620.jpg

A bilateral meeting between CHEAA and APPLiA was held in Brussels on August 29, 2023. The meeting discussed the overview of the current EU and Chinese legislative, industrial and market landscape, environment topics, digital & competitiveness topics, corporate topics, and topics related to carbon accounting and CBAM.

Jiang Feng, Executive President of CHEAA, introduced CHEAA’s latest work regarding carbon footprint accounting of home appliances and PFAS. On May 18, 2023, CHEAA released Action Plan for Carbon Peaking and Carbon Neutrality of China’s Home Appliance industry before 2030. At this meeting, Wan Chunhui, Vice Secretary General of CHEAA, provided a detailed introduction to this work and exchanged views with APPLiA on whether the EU will require carbon footprint disclosure for home appliance products in the future and how could the mutual recognition of carbon footprint accounting of EU and China be reached.

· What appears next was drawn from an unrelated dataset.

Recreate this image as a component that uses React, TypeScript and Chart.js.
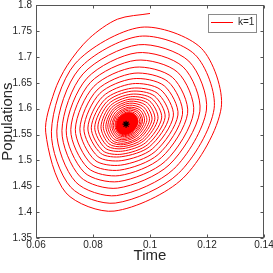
import React, { useEffect, useRef } from 'react';
import { Chart, registerables } from 'chart.js';

Chart.register(...registerables);

// Trajectory, in drawing order (outer start, spiralling inward)
const spiralX = [
  0.1000, 0.0886, 0.0787, 0.0710, 0.0664,
  0.0634, 0.0705, 0.0874, 0.1116, 0.1250, 0.1180, 0.0968, 0.0736,
  0.0654, 0.0722, 0.0878, 0.1099, 0.1225, 0.1158, 0.0963, 0.0751,
  0.0673, 0.0739, 0.0882, 0.1083, 0.1198, 0.1136, 0.0959, 0.0765,
  0.0691, 0.0755, 0.0886, 0.1067, 0.1175, 0.1116, 0.0955, 0.0779,
  0.0706, 0.0769, 0.0889, 0.1054, 0.1153, 0.1097, 0.0951, 0.0791,
  0.0722, 0.0782, 0.0892, 0.1040, 0.1132, 0.1079, 0.0947, 0.0803,
  0.0738, 0.0794, 0.0894, 0.1029, 0.1114, 0.1064, 0.0944, 0.0814,
  0.0754, 0.0806, 0.0897, 0.1018, 0.1098, 0.1050, 0.0941, 0.0824,
  0.0768, 0.0817, 0.0899, 0.1008, 0.1082, 0.1037, 0.0938, 0.0834,
  0.0782, 0.0827, 0.0901, 0.0999, 0.1067, 0.1025, 0.0936, 0.0842,
  0.0794, 0.0835, 0.0902, 0.0992, 0.1053, 0.1015, 0.0934, 0.0849,
  0.0806, 0.0843, 0.0904, 0.0985, 0.1041, 0.1006, 0.0933, 0.0855,
  0.0817, 0.0850, 0.0905, 0.0978, 0.1028, 0.0998, 0.0932, 0.0861,
  0.0828, 0.0856, 0.0906, 0.0973, 0.1017, 0.0991, 0.0930, 0.0866,
  0.0836, 0.0862, 0.0907, 0.0967, 0.1007, 0.0984, 0.0929, 0.0871,
  0.0845, 0.0867, 0.0908, 0.0963, 0.0998, 0.0977, 0.0928, 0.0875,
  0.0852, 0.0872, 0.0909, 0.0958, 0.0989, 0.0971, 0.0927, 0.0880,
  0.0859, 0.0877, 0.0909, 0.0954, 0.0981, 0.0966, 0.0926, 0.0884,
  0.0866, 0.0881, 0.0910, 0.0950, 0.0974, 0.0961, 0.0925, 0.0887,
  0.0871, 0.0885, 0.0911, 0.0947, 0.0969, 0.0957, 0.0924, 0.0890,
  0.0877, 0.0888, 0.0911, 0.0944, 0.0964, 0.0952, 0.0924, 0.0893,
  0.0880, 0.0891, 0.0912, 0.0941, 0.0958, 0.0949, 0.0923, 0.0895,
  0.0883, 0.0892, 0.0912, 0.0940, 0.0956, 0.0947, 0.0923, 0.0896,
  0.0885, 0.0894, 0.0912, 0.0938, 0.0953, 0.0945, 0.0922, 0.0897,
  0.0887, 0.0895, 0.0913, 0.0937, 0.0951, 0.0943, 0.0922, 0.0899,
  0.0889, 0.0897, 0.0913, 0.0936, 0.0948, 0.0941, 0.0922, 0.0900,
  0.0891, 0.0898, 0.0913, 0.0934, 0.0946, 0.0939, 0.0921, 0.0901,
  0.0893, 0.0900, 0.0914, 0.0933, 0.0943, 0.0937, 0.0921, 0.0903,
  0.0895, 0.0901, 0.0914, 0.0931, 0.0941, 0.0935, 0.0920, 0.0904,
  0.0898, 0.0903, 0.0914, 0.0930, 0.0938, 0.0933, 0.0920, 0.0906,
  0.0900, 0.0905, 0.0915, 0.0928, 0.0936, 0.0931, 0.0920, 0.0907,
  0.0902, 0.0906, 0.0915, 0.0927, 0.0933, 0.0930, 0.0919, 0.0909,
  0.0905, 0.0908, 0.0915, 0.0925, 0.0931, 0.0928, 0.0919, 0.0910,
  0.0907, 0.0910, 0.0916, 0.0924, 0.0928, 0.0926, 0.0919, 0.0911,
  0.0909, 0.0911, 0.0916, 0.0922, 0.0926, 0.0924, 0.0918, 0.0913,
  0.0911, 0.0913, 0.0916, 0.0921, 0.0923, 0.0922, 0.0918, 0.0914,
  0.0913, 0.0914, 0.0917, 0.0919, 0.0921, 0.0920, 0.0918, 0.0917,
];

const spiralY = [
  1.784, 1.773, 1.736, 1.684, 1.632,
  1.5545, 1.4373, 1.4020, 1.4657, 1.6022, 1.7168, 1.7573, 1.6862,
  1.5555, 1.4481, 1.4175, 1.4744, 1.5999, 1.7044, 1.7399, 1.6765,
  1.5566, 1.4584, 1.4319, 1.4831, 1.5973, 1.6920, 1.7235, 1.6673,
  1.5576, 1.4683, 1.4464, 1.4912, 1.5950, 1.6808, 1.7081, 1.6589,
  1.5584, 1.4770, 1.4590, 1.4985, 1.5929, 1.6704, 1.6936, 1.6508,
  1.5593, 1.4853, 1.4706, 1.5054, 1.5909, 1.6604, 1.6801, 1.6430,
  1.5602, 1.4932, 1.4812, 1.5115, 1.5891, 1.6519, 1.6685, 1.6359,
  1.5610, 1.5007, 1.4908, 1.5170, 1.5876, 1.6442, 1.6579, 1.6295,
  1.5618, 1.5075, 1.4995, 1.5222, 1.5860, 1.6368, 1.6482, 1.6234,
  1.5626, 1.5138, 1.5072, 1.5268, 1.5846, 1.6302, 1.6395, 1.6180,
  1.5632, 1.5185, 1.5121, 1.5306, 1.5832, 1.6248, 1.6337, 1.6136,
  1.5639, 1.5237, 1.5179, 1.5344, 1.5820, 1.6198, 1.6279, 1.6095,
  1.5645, 1.5280, 1.5227, 1.5378, 1.5808, 1.6152, 1.6231, 1.6058,
  1.5651, 1.5320, 1.5266, 1.5407, 1.5797, 1.6109, 1.6183, 1.6024,
  1.5656, 1.5356, 1.5304, 1.5436, 1.5787, 1.6071, 1.6144, 1.5994,
  1.5660, 1.5387, 1.5333, 1.5460, 1.5778, 1.6036, 1.6106, 1.5967,
  1.5664, 1.5419, 1.5372, 1.5486, 1.5770, 1.6001, 1.6067, 1.5940,
  1.5668, 1.5447, 1.5401, 1.5506, 1.5763, 1.5970, 1.6028, 1.5913,
  1.5672, 1.5474, 1.5430, 1.5526, 1.5756, 1.5943, 1.5999, 1.5893,
  1.5675, 1.5498, 1.5459, 1.5544, 1.5750, 1.5920, 1.5970, 1.5872,
  1.5678, 1.5518, 1.5478, 1.5558, 1.5745, 1.5897, 1.5941, 1.5855,
  1.5680, 1.5534, 1.5497, 1.5573, 1.5740, 1.5878, 1.5922, 1.5844,
  1.5681, 1.5545, 1.5511, 1.5581, 1.5738, 1.5867, 1.5909, 1.5835,
  1.5682, 1.5554, 1.5522, 1.5588, 1.5735, 1.5856, 1.5895, 1.5826,
  1.5683, 1.5564, 1.5534, 1.5596, 1.5733, 1.5845, 1.5882, 1.5818,
  1.5685, 1.5573, 1.5546, 1.5603, 1.5730, 1.5834, 1.5868, 1.5809,
  1.5686, 1.5583, 1.5557, 1.5611, 1.5728, 1.5824, 1.5854, 1.5800,
  1.5687, 1.5592, 1.5569, 1.5618, 1.5725, 1.5813, 1.5841, 1.5791,
  1.5688, 1.5602, 1.5580, 1.5626, 1.5723, 1.5802, 1.5827, 1.5782,
  1.5689, 1.5613, 1.5594, 1.5634, 1.5721, 1.5791, 1.5814, 1.5772,
  1.5691, 1.5624, 1.5607, 1.5642, 1.5718, 1.5780, 1.5800, 1.5764,
  1.5692, 1.5634, 1.5619, 1.5650, 1.5716, 1.5770, 1.5787, 1.5754,
  1.5693, 1.5645, 1.5632, 1.5658, 1.5713, 1.5759, 1.5773, 1.5745,
  1.5694, 1.5654, 1.5644, 1.5665, 1.5711, 1.5748, 1.5760, 1.5736,
  1.5696, 1.5665, 1.5658, 1.5673, 1.5708, 1.5737, 1.5746, 1.5727,
  1.5697, 1.5675, 1.5669, 1.5681, 1.5706, 1.5726, 1.5733, 1.5718,
  1.5698, 1.5684, 1.5681, 1.5688, 1.5703, 1.5715, 1.5719, 1.5702,
];

// index where the dense core of the spiral begins
const denseCoreStart = 181;

const equilibriumX = [0.0916];
const equilibriumY = [1.570];

const xTickValues = [0.06, 0.08, 0.1, 0.12, 0.14];
const xTickLabels = ['0.06', '0.08', '0.1', '0.12', '0.14'];
const yTickValues = [1.35, 1.4, 1.45, 1.5, 1.55, 1.6, 1.65, 1.7, 1.75, 1.8];
const yTickLabels = ['1.35', '1.4', '1.45', '1.5', '1.55', '1.6', '1.65', '1.7', '1.75', '1.8'];

const seriesLabel = 'k=1';
const xAxisTitle = 'Time';
const yAxisTitle = 'Populations';

const NARROW = "'Liberation Sans Narrow', 'Liberation Sans', Arial, sans-serif";
const REGULAR = "'Liberation Sans', Arial, sans-serif";
const TEXT = '#262626';

const framePlugin = {
  id: 'matlabFrame',
  afterLayout(chart: any) {
    const lg = chart.legend;
    if (lg) {
      const h = lg.height;
      lg.left = 198.5;
      lg.top = 5;
      lg.bottom = 5 + h;
    }
  },
  afterDraw(chart: any) {
    const { ctx, chartArea: a, scales } = chart;
    const xs = scales.x;
    const ys = scales.y;
    const L = Math.round(a.left) + 0.5;
    const R = Math.round(a.right) - 0.5;
    const T = Math.round(a.top) + 0.5;
    const B = Math.round(a.bottom) - 0.5;
    ctx.save();
    ctx.strokeStyle = '#555555';
    ctx.lineWidth = 1;
    ctx.strokeRect(L, T, R - L, B - T);
    ctx.beginPath();
    xs.ticks.forEach((t: any) => {
      const px = Math.round(xs.getPixelForValue(t.value)) + 0.5;
      ctx.moveTo(px, B);
      ctx.lineTo(px, B - 3);
      ctx.moveTo(px, T);
      ctx.lineTo(px, T + 3);
    });
    ys.ticks.forEach((t: any) => {
      const py = Math.round(ys.getPixelForValue(t.value)) + 0.5;
      ctx.moveTo(L, py);
      ctx.lineTo(L + 3, py);
      ctx.moveTo(R, py);
      ctx.lineTo(R - 3, py);
    });
    ctx.stroke();
    const lg = chart.legend;
    if (lg && lg.legendHitBoxes && lg.legendHitBoxes.length) {
      const hb = lg.legendHitBoxes[0];
      const x0 = Math.round(hb.left - 3.5) + 0.5;
      const y0 = Math.round(hb.top - 4) + 0.5;
      const x1 = Math.round(hb.left + hb.width + 2) + 0.5;
      const y1 = Math.round(hb.top + hb.height + 4) + 0.5;
      ctx.strokeStyle = '#8a8a8a';
      ctx.strokeRect(x0, y0, x1 - x0, y1 - y0);
    }
    ctx.restore();
  },
};

export default function App() {
  const ref = useRef<HTMLCanvasElement | null>(null);

  useEffect(() => {
    if (!ref.current) return;
    Chart.defaults.font.family = REGULAR;
    const spiral = spiralX.map((x, i) => ({ x, y: spiralY[i] }));
    const eq = equilibriumX.map((x, i) => ({ x, y: equilibriumY[i] }));

    const chart = new Chart(ref.current, {
      type: 'scatter',
      data: {
        datasets: [
          {
            label: seriesLabel,
            data: spiral,
            order: 1,
            showLine: true,
            borderColor: '#ff0000',
            backgroundColor: '#ff0000',
            borderWidth: 1,
            tension: 0.3,
            pointRadius: 0,
            pointHoverRadius: 0,
            pointStyle: 'line',
            fill: false,
            segment: {
              borderWidth: (c: any) => (c.p0DataIndex >= denseCoreStart ? 1.5 : 1),
            },
          },
          {
            label: 'equilibrium',
            data: eq,
            order: 0,
            showLine: false,
            pointStyle: 'star',
            pointRadius: 3.5,
            borderColor: '#000000',
            backgroundColor: '#000000',
            pointBorderWidth: 1.2,
          },
        ],
      },
      options: {
        animation: false,
        responsive: false,
        maintainAspectRatio: false,
        events: [],
        layout: { padding: { left: 0, top: 5, right: 9, bottom: 0 } },
        plugins: {
          tooltip: { enabled: false },
          legend: {
            position: 'chartArea',
            align: 'start',
            labels: {
              usePointStyle: true,
              pointStyleWidth: 22,
              boxHeight: 10,
              padding: 12.5,
              color: TEXT,
              font: { size: 10, family: NARROW },
              filter: (item: any) => item.datasetIndex === 0,
            },
          },
        },
        scales: {
          x: {
            type: 'linear',
            min: 0.06,
            max: 0.14,
            grid: { display: false, drawTicks: false },
            border: { display: false },
            afterBuildTicks: (s: any) => {
              s.ticks = xTickValues.map((v) => ({ value: v }));
            },
            ticks: {
              autoSkip: false,
              maxRotation: 0,
              minRotation: 0,
              padding: 1,
              color: TEXT,
              font: { size: 10, family: NARROW },
              callback: (_v: any, i: number) => xTickLabels[i],
            },
            title: {
              display: true,
              text: xAxisTitle,
              color: TEXT,
              font: { size: 15, family: NARROW, lineHeight: 1 },
              padding: { top: 0, bottom: 10 },
            },
            afterFit: (s: any) => {
              s.height = 35;
              s.paddingLeft = 0;
              s.paddingRight = 0;
            },
          },
          y: {
            type: 'linear',
            min: 1.35,
            max: 1.8,
            grid: { display: false, drawTicks: false },
            border: { display: false },
            afterBuildTicks: (s: any) => {
              s.ticks = yTickValues.map((v) => ({ value: v }));
            },
            ticks: {
              autoSkip: false,
              padding: 4,
              color: TEXT,
              font: { size: 10, family: NARROW },
              callback: (_v: any, i: number) => yTickLabels[i],
            },
            title: {
              display: true,
              text: yAxisTitle,
              color: TEXT,
              font: { size: 15, family: REGULAR, lineHeight: 1 },
              padding: { top: 0, bottom: 0 },
            },
            afterFit: (s: any) => {
              s.width = 36;
              s.paddingTop = 0;
              s.paddingBottom = 0;
            },
          },
        },
      },
      plugins: [framePlugin],
    } as any);

    return () => chart.destroy();
  }, []);

  return (
    <div style={{ position: 'fixed', left: 0, top: 0, width: 273, height: 273, background: '#ffffff' }}>
      <canvas ref={ref} width={273} height={273} style={{ display: 'block' }} />
    </div>
  );
}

Paolo Falcioni, Director-General of APPLiA, introduced the market landscape of the Europe in 2022. Policy Directors and Managers of APPLiA including Korrina Hegarty, Matteo Rambaldi, Michał Zakrzewski, Candice Richaud, Giulia Zilla, Franziska Decker and Alvaro Vilas introduced legislative updates of the EU including the Green Deal, ESPR, DPP, PFAS, packaging and packaging waste regulation, microplastics, CBAM, Data Act, AI, Cyber Resilience Act, sustainable finance and governance, etc.

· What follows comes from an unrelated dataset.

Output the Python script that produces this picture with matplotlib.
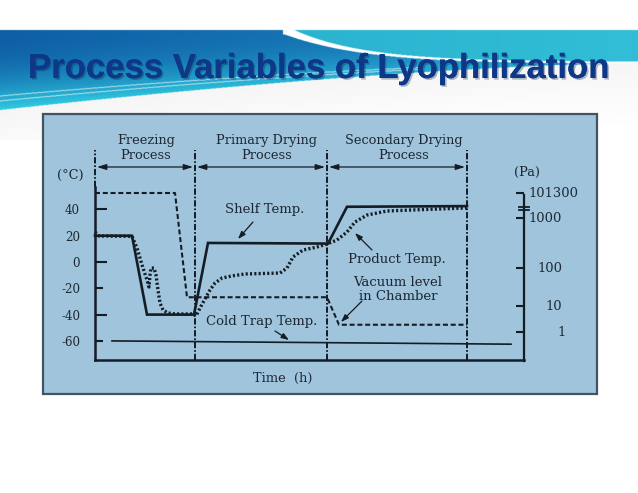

According to APPLiA, the carbon footprint of home appliances, from a lifecycle perspective, mainly comes from the use stage, and energy efficiency is critical for the carbon reduction during the use stage. APPLiA also highlighted challenges facing the carbon footprint accounting for home appliances such as accounting standards, data collection, and data verification. At the EU level, the focus is currently on the sustainability of products. APPLiA proposes for an effective methodology to assess the sustainability based on an aggregated and weighted (evaluation) system of products that makes a balance between parameters such as the lifecycle energy consumption of products (including energy efficiency, energy used in production and energy used for end of life treatment), recoverability, recyclability, upgradability, repairability, reliability, recycled content, lightweight, etc. APPLiA proposes product individual specifications, which provide flexibility to manufacturers. The final aggregated evaluation will serve as the basis for setting ecodesign requirements

Plus, it is learned that APPLiA suggests the EU Commission to expand the scope of CBAM to include finished home appliance products to level the playing field as it believes the competitiveness of local enterprises will be decreased due to an increase in cost as the current CBAM focuses mainly on raw materials.